Given exercise:
Reproduce the listing below character for character; drop every image.

BEGIN Material provided

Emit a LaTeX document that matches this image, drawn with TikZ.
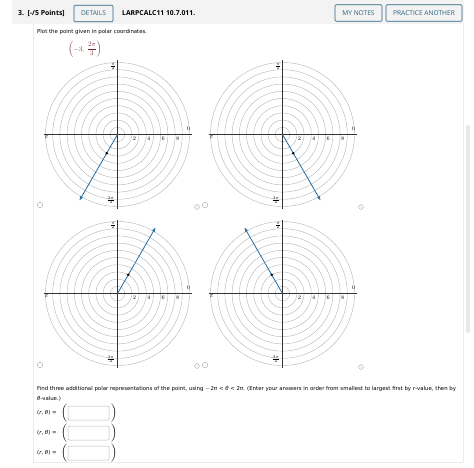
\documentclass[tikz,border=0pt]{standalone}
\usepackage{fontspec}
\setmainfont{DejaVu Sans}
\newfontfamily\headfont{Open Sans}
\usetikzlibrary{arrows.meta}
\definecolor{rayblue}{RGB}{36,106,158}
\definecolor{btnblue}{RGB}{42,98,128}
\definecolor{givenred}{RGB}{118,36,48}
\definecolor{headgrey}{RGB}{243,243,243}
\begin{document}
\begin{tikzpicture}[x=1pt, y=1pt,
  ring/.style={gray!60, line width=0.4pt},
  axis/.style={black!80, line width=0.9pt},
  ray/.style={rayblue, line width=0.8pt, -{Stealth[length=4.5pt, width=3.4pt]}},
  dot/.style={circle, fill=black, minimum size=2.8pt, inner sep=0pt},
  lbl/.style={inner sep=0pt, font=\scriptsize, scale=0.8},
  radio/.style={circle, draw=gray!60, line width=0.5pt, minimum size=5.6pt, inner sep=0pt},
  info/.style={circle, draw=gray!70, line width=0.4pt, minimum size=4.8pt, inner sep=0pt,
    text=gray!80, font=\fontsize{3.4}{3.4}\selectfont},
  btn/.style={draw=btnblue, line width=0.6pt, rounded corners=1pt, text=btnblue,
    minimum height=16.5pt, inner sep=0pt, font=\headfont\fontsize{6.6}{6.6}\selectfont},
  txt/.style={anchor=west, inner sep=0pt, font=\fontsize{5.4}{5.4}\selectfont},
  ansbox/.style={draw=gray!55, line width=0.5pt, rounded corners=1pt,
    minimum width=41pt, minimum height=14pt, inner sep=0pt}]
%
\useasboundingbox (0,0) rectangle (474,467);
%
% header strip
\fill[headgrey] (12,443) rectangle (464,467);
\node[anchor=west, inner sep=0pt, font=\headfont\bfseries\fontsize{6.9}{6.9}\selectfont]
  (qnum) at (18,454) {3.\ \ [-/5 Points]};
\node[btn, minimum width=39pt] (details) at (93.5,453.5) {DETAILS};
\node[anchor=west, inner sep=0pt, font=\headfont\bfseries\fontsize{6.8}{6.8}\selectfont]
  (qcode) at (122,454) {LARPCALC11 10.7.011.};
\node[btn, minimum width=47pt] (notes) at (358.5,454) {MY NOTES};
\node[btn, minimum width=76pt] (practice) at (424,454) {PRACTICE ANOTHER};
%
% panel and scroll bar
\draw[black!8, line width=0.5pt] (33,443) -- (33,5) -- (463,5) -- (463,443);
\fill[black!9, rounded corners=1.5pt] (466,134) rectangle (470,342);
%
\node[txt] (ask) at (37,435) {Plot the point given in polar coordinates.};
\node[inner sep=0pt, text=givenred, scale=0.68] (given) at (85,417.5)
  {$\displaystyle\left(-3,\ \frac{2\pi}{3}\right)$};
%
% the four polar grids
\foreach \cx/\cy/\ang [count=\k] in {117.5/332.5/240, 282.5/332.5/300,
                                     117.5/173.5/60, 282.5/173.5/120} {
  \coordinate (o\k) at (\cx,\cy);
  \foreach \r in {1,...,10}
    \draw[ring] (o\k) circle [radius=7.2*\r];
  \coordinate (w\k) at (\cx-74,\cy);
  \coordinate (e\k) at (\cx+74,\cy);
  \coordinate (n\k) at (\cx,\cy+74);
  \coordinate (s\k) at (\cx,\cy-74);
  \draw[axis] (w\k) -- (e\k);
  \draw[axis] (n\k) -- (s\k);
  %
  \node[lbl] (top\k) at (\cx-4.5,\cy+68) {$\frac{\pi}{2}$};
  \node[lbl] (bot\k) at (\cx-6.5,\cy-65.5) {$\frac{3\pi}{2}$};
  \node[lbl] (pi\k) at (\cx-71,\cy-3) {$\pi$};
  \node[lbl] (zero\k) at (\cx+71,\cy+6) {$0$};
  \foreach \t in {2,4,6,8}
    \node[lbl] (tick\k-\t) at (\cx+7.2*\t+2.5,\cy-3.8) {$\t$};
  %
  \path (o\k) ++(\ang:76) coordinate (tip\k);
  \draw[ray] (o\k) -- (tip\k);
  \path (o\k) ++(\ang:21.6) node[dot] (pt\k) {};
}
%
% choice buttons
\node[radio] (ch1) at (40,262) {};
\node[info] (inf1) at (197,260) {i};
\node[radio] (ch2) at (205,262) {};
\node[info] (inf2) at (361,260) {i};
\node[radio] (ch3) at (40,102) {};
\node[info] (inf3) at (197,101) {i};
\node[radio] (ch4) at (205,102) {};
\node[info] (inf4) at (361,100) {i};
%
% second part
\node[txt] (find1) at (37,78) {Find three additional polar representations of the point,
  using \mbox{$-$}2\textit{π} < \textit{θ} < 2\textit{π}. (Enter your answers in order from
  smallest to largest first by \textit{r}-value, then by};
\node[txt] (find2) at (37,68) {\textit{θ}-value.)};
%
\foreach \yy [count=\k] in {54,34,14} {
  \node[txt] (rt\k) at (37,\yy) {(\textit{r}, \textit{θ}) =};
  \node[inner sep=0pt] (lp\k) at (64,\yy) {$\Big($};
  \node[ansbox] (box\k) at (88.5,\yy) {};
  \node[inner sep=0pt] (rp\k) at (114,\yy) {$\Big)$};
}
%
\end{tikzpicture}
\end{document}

END Material provided

Finished task:
Emit a LaTeX document that matches this image, drawn with TikZ.
\documentclass[tikz,border=0pt]{standalone}
\usepackage{fontspec}
\setmainfont{DejaVu Sans}
\newfontfamily\headfont{Open Sans}
\usetikzlibrary{arrows.meta}
\definecolor{rayblue}{RGB}{36,106,158}
\definecolor{btnblue}{RGB}{42,98,128}
\definecolor{givenred}{RGB}{118,36,48}
\definecolor{headgrey}{RGB}{243,243,243}
\begin{document}
\begin{tikzpicture}[x=1pt, y=1pt,
  ring/.style={gray!60, line width=0.4pt},
  axis/.style={black!80, line width=0.9pt},
  ray/.style={rayblue, line width=0.8pt, -{Stealth[length=4.5pt, width=3.4pt]}},
  dot/.style={circle, fill=black, minimum size=2.8pt, inner sep=0pt},
  lbl/.style={inner sep=0pt, font=\scriptsize, scale=0.8},
  radio/.style={circle, draw=gray!60, line width=0.5pt, minimum size=5.6pt, inner sep=0pt},
  info/.style={circle, draw=gray!70, line width=0.4pt, minimum size=4.8pt, inner sep=0pt,
    text=gray!80, font=\fontsize{3.4}{3.4}\selectfont},
  btn/.style={draw=btnblue, line width=0.6pt, rounded corners=1pt, text=btnblue,
    minimum height=16.5pt, inner sep=0pt, font=\headfont\fontsize{6.6}{6.6}\selectfont},
  txt/.style={anchor=west, inner sep=0pt, font=\fontsize{5.4}{5.4}\selectfont},
  ansbox/.style={draw=gray!55, line width=0.5pt, rounded corners=1pt,
    minimum width=41pt, minimum height=14pt, inner sep=0pt}]
%
\useasboundingbox (0,0) rectangle (474,467);
%
% header strip
\fill[headgrey] (12,443) rectangle (464,467);
\node[anchor=west, inner sep=0pt, font=\headfont\bfseries\fontsize{6.9}{6.9}\selectfont]
  (qnum) at (18,454) {3.\ \ [-/5 Points]};
\node[btn, minimum width=39pt] (details) at (93.5,453.5) {DETAILS};
\node[anchor=west, inner sep=0pt, font=\headfont\bfseries\fontsize{6.8}{6.8}\selectfont]
  (qcode) at (122,454) {LARPCALC11 10.7.011.};
\node[btn, minimum width=47pt] (notes) at (358.5,454) {MY NOTES};
\node[btn, minimum width=76pt] (practice) at (424,454) {PRACTICE ANOTHER};
%
% panel and scroll bar
\draw[black!8, line width=0.5pt] (33,443) -- (33,5) -- (463,5) -- (463,443);
\fill[black!9, rounded corners=1.5pt] (466,134) rectangle (470,342);
%
\node[txt] (ask) at (37,435) {Plot the point given in polar coordinates.};
\node[inner sep=0pt, text=givenred, scale=0.68] (given) at (85,417.5)
  {$\displaystyle\left(-3,\ \frac{2\pi}{3}\right)$};
%
% the four polar grids
\foreach \cx/\cy/\ang [count=\k] in {117.5/332.5/240, 282.5/332.5/300,
                                     117.5/173.5/60, 282.5/173.5/120} {
  \coordinate (o\k) at (\cx,\cy);
  \foreach \r in {1,...,10}
    \draw[ring] (o\k) circle [radius=7.2*\r];
  \coordinate (w\k) at (\cx-74,\cy);
  \coordinate (e\k) at (\cx+74,\cy);
  \coordinate (n\k) at (\cx,\cy+74);
  \coordinate (s\k) at (\cx,\cy-74);
  \draw[axis] (w\k) -- (e\k);
  \draw[axis] (n\k) -- (s\k);
  %
  \node[lbl] (top\k) at (\cx-4.5,\cy+68) {$\frac{\pi}{2}$};
  \node[lbl] (bot\k) at (\cx-6.5,\cy-65.5) {$\frac{3\pi}{2}$};
  \node[lbl] (pi\k) at (\cx-71,\cy-3) {$\pi$};
  \node[lbl] (zero\k) at (\cx+71,\cy+6) {$0$};
  \foreach \t in {2,4,6,8}
    \node[lbl] (tick\k-\t) at (\cx+7.2*\t+2.5,\cy-3.8) {$\t$};
  %
  \path (o\k) ++(\ang:76) coordinate (tip\k);
  \draw[ray] (o\k) -- (tip\k);
  \path (o\k) ++(\ang:21.6) node[dot] (pt\k) {};
}
%
% choice buttons
\node[radio] (ch1) at (40,262) {};
\node[info] (inf1) at (197,260) {i};
\node[radio] (ch2) at (205,262) {};
\node[info] (inf2) at (361,260) {i};
\node[radio] (ch3) at (40,102) {};
\node[info] (inf3) at (197,101) {i};
\node[radio] (ch4) at (205,102) {};
\node[info] (inf4) at (361,100) {i};
%
% second part
\node[txt] (find1) at (37,78) {Find three additional polar representations of the point,
  using \mbox{$-$}2\textit{π} < \textit{θ} < 2\textit{π}. (Enter your answers in order from
  smallest to largest first by \textit{r}-value, then by};
\node[txt] (find2) at (37,68) {\textit{θ}-value.)};
%
\foreach \yy [count=\k] in {54,34,14} {
  \node[txt] (rt\k) at (37,\yy) {(\textit{r}, \textit{θ}) =};
  \node[inner sep=0pt] (lp\k) at (64,\yy) {$\Big($};
  \node[ansbox] (box\k) at (88.5,\yy) {};
  \node[inner sep=0pt] (rp\k) at (114,\yy) {$\Big)$};
}
%
\end{tikzpicture}
\end{document}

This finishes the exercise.